### SUPPLIED MATERIAL

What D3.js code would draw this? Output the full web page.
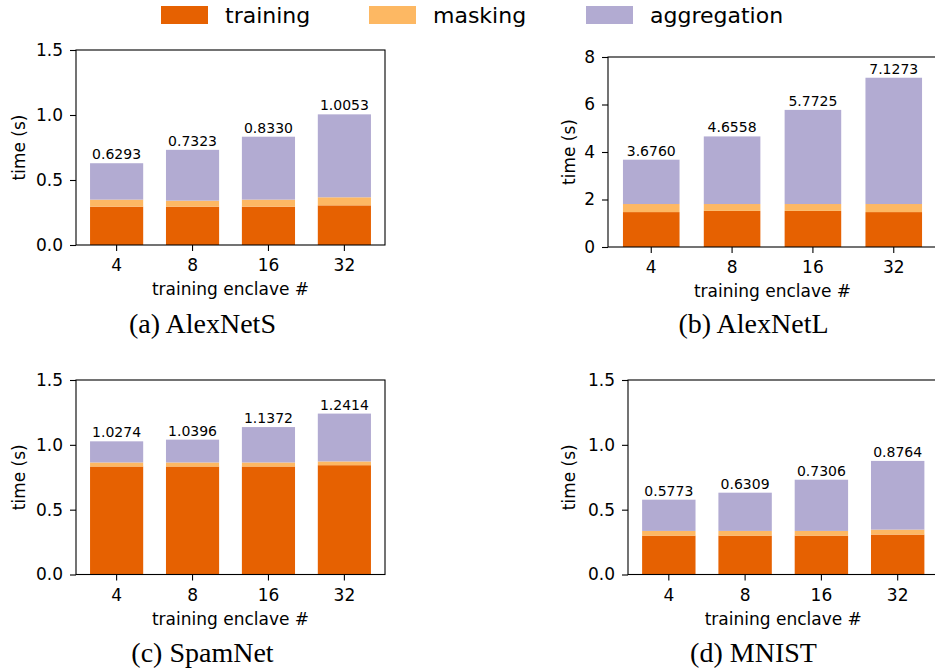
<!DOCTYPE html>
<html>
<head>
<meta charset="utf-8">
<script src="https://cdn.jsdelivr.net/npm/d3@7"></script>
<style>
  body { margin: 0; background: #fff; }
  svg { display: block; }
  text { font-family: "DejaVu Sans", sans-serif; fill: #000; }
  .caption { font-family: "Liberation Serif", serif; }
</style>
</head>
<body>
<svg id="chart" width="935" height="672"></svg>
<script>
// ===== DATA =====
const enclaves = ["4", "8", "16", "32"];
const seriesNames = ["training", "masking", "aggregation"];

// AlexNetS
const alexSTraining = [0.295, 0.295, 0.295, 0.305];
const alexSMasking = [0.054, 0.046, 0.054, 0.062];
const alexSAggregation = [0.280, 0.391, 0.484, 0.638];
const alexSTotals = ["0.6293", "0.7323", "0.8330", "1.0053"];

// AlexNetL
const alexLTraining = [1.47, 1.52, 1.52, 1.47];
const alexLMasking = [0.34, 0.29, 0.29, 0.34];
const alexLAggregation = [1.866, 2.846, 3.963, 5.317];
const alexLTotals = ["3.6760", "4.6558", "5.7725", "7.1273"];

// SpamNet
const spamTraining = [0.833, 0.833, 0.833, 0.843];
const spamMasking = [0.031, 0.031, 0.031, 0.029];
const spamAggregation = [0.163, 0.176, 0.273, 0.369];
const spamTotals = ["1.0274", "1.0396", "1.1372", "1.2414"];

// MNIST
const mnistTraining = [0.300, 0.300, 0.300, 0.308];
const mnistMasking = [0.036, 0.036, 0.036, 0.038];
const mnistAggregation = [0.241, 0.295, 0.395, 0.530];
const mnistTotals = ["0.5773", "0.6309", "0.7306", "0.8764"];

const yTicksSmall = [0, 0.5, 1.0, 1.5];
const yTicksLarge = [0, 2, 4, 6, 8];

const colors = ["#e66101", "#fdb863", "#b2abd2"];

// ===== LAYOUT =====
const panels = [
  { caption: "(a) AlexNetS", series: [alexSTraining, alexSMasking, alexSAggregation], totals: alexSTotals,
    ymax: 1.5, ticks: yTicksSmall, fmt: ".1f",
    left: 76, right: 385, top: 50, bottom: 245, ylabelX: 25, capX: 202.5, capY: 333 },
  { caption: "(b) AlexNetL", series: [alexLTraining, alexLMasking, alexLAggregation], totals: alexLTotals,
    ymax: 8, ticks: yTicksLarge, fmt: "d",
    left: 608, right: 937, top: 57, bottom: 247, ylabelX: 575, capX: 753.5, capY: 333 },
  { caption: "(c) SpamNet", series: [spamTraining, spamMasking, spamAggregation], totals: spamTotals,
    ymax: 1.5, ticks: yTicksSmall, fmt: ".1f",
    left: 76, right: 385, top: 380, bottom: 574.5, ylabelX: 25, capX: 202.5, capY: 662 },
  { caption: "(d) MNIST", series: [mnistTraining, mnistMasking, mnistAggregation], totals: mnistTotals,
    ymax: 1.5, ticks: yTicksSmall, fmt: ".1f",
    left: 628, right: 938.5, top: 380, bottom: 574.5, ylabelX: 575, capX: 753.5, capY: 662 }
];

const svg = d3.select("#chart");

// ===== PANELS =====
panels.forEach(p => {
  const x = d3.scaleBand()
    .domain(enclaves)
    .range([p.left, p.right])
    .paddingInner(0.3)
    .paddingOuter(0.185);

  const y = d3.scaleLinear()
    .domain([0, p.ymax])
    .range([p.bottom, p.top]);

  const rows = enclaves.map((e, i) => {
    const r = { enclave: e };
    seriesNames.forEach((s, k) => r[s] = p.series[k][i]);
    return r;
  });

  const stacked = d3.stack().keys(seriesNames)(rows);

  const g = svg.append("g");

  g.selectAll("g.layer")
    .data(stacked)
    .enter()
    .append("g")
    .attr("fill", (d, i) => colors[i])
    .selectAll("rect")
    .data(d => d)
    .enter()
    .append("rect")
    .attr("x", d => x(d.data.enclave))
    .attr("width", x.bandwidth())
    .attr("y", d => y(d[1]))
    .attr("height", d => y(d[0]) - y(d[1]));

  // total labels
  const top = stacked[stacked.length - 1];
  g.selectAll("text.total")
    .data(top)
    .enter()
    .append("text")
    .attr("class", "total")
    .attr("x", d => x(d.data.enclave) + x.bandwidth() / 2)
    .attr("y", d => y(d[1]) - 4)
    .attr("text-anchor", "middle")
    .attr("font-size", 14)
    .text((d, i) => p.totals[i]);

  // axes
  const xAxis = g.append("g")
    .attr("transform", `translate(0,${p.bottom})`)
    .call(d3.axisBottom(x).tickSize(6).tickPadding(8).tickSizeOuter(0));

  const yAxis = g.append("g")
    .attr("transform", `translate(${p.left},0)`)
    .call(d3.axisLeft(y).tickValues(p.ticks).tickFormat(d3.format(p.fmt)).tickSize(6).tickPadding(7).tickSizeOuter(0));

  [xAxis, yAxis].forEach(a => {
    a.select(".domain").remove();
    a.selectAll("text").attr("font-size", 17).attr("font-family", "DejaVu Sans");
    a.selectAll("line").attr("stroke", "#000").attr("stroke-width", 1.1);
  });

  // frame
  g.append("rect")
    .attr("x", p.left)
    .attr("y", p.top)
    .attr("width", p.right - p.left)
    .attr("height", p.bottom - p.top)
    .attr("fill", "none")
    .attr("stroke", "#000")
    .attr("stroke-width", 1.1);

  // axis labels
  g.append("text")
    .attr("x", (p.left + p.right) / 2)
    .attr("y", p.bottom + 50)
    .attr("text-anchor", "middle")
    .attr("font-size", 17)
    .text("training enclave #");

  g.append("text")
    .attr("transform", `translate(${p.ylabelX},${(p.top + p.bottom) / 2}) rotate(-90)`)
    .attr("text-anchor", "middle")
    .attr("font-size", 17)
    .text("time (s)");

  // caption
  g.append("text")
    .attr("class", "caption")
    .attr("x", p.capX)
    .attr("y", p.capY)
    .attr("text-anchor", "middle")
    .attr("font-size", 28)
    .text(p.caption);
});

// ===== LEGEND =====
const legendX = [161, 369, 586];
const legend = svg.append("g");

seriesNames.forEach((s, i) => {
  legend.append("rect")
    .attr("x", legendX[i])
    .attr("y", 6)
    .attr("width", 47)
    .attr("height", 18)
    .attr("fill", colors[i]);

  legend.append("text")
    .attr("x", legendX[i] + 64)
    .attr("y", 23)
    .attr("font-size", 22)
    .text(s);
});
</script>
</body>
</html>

==

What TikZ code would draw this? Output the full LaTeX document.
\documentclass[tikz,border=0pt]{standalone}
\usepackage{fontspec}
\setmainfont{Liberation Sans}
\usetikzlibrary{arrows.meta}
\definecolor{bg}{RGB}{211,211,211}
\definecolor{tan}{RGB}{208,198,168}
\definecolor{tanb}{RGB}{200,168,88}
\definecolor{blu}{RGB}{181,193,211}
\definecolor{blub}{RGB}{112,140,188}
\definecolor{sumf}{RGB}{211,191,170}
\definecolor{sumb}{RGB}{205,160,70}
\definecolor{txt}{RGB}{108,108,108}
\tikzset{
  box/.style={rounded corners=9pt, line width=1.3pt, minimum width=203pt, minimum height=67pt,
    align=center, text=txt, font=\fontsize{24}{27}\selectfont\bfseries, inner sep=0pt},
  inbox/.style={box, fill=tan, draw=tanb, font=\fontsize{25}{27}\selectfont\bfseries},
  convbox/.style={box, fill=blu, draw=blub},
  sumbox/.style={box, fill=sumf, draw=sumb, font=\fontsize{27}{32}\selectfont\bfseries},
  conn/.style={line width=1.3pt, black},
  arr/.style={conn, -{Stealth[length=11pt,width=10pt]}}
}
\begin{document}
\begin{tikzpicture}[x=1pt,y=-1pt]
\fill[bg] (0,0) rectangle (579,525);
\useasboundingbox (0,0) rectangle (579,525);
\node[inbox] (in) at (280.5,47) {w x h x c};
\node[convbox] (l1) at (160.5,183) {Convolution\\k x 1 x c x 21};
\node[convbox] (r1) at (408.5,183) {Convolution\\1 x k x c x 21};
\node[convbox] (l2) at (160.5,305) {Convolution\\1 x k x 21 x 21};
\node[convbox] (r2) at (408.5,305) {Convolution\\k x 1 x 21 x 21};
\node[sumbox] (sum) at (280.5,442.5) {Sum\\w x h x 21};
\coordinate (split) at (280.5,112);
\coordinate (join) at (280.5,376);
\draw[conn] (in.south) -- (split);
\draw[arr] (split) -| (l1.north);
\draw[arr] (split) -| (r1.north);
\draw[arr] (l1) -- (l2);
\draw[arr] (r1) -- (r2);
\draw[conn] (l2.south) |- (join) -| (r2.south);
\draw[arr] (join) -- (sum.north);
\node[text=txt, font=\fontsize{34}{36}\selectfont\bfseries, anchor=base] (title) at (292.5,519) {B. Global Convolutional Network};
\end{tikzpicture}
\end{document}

--

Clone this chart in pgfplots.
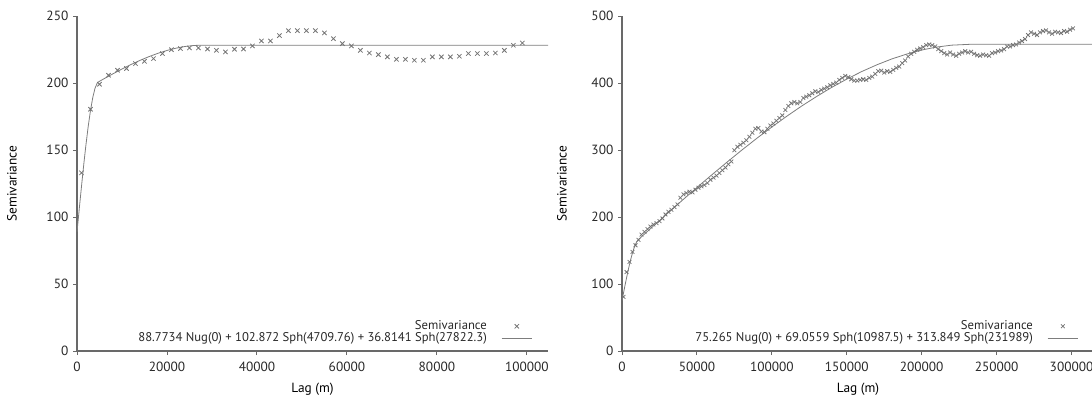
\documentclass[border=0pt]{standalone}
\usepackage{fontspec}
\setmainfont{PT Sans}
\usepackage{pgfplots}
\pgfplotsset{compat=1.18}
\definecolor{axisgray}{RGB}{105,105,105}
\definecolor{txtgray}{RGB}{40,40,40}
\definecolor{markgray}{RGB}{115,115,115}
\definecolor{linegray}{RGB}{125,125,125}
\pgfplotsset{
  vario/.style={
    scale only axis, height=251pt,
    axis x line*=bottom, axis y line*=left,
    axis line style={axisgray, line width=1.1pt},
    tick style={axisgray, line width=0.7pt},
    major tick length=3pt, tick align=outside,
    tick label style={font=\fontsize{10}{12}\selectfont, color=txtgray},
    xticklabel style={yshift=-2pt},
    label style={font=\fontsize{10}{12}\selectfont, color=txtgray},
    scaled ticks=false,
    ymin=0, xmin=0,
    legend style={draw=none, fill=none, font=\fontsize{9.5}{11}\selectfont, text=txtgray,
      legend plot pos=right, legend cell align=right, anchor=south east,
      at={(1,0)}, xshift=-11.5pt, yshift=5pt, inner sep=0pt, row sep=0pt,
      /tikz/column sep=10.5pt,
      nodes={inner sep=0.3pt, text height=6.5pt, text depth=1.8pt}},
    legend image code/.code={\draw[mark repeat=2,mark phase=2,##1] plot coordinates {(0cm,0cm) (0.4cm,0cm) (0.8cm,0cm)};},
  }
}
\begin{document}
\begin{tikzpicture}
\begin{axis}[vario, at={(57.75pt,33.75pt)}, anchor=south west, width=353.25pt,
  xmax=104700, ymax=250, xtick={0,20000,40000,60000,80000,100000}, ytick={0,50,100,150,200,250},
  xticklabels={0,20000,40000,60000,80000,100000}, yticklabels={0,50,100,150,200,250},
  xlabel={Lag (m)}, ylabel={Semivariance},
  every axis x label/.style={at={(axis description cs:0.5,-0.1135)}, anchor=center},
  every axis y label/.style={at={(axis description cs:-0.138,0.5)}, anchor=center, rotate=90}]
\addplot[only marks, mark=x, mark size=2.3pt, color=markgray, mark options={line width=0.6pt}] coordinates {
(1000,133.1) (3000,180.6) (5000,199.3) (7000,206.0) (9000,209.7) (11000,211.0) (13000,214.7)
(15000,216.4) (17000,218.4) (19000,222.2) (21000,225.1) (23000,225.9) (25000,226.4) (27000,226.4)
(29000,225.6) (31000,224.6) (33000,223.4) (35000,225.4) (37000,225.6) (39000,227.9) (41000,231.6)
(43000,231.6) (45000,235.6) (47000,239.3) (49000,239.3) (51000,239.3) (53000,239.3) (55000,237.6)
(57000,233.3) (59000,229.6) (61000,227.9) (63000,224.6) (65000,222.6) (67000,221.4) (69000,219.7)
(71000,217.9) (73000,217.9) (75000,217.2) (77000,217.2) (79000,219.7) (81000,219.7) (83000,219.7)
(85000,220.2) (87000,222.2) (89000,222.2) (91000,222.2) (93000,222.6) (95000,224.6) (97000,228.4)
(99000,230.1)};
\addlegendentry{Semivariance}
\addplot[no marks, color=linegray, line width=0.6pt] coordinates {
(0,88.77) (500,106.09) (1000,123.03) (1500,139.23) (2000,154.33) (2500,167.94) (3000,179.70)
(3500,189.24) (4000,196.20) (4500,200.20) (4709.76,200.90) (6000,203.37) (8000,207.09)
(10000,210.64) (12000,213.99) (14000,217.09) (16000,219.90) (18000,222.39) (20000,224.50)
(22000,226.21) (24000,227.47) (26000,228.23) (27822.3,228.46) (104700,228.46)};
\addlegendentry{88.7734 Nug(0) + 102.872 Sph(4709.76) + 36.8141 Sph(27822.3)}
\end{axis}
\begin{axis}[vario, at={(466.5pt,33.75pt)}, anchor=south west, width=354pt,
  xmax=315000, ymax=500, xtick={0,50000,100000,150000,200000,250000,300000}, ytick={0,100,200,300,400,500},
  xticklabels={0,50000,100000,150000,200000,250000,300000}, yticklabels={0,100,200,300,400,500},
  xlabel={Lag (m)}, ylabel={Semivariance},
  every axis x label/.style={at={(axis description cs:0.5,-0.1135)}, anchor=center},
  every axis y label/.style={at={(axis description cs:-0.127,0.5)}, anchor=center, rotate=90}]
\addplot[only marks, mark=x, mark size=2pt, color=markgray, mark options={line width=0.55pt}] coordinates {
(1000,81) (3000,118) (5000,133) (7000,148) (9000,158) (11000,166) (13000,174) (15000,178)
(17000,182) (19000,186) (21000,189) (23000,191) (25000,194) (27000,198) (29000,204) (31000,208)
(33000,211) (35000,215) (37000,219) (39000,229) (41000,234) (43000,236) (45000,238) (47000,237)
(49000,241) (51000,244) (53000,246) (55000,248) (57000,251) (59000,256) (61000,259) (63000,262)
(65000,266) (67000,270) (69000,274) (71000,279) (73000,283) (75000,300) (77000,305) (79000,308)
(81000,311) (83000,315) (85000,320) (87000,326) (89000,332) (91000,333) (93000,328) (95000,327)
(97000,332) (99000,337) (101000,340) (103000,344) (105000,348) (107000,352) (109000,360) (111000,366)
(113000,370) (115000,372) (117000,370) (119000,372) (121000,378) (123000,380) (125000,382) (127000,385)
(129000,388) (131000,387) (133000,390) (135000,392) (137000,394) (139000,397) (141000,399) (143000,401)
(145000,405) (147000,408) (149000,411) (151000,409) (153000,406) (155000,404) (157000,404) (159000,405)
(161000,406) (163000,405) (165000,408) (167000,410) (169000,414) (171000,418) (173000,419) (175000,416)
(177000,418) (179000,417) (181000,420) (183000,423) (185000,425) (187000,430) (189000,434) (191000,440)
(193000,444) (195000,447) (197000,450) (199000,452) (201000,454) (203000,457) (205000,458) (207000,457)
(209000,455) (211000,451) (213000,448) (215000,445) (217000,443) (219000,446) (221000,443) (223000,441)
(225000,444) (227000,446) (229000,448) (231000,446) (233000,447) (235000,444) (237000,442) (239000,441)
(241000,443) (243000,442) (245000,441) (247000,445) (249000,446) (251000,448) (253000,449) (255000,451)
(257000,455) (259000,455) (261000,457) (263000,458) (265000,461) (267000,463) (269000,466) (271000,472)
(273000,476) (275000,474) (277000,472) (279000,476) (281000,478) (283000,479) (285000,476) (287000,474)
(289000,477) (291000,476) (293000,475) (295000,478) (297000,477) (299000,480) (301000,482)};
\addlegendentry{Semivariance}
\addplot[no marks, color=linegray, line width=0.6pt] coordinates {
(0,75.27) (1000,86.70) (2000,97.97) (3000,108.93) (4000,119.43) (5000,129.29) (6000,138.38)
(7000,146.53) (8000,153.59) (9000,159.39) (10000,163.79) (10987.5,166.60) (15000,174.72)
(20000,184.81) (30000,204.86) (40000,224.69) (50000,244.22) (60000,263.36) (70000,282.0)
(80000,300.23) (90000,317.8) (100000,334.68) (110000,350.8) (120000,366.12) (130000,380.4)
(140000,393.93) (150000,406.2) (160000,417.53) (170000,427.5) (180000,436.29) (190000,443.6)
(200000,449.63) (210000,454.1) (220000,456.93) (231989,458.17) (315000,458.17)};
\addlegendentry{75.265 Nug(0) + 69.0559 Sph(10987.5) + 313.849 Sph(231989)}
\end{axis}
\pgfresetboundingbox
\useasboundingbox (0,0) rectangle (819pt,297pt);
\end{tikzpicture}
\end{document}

### WHAT TO DO
Locate the lines above that contain "chart" and copy them.

### RESULT OF THIS TASK
<svg id="chart" width="935" height="672"></svg>
const svg = d3.select("#chart");
Clone this chart in pgfplots.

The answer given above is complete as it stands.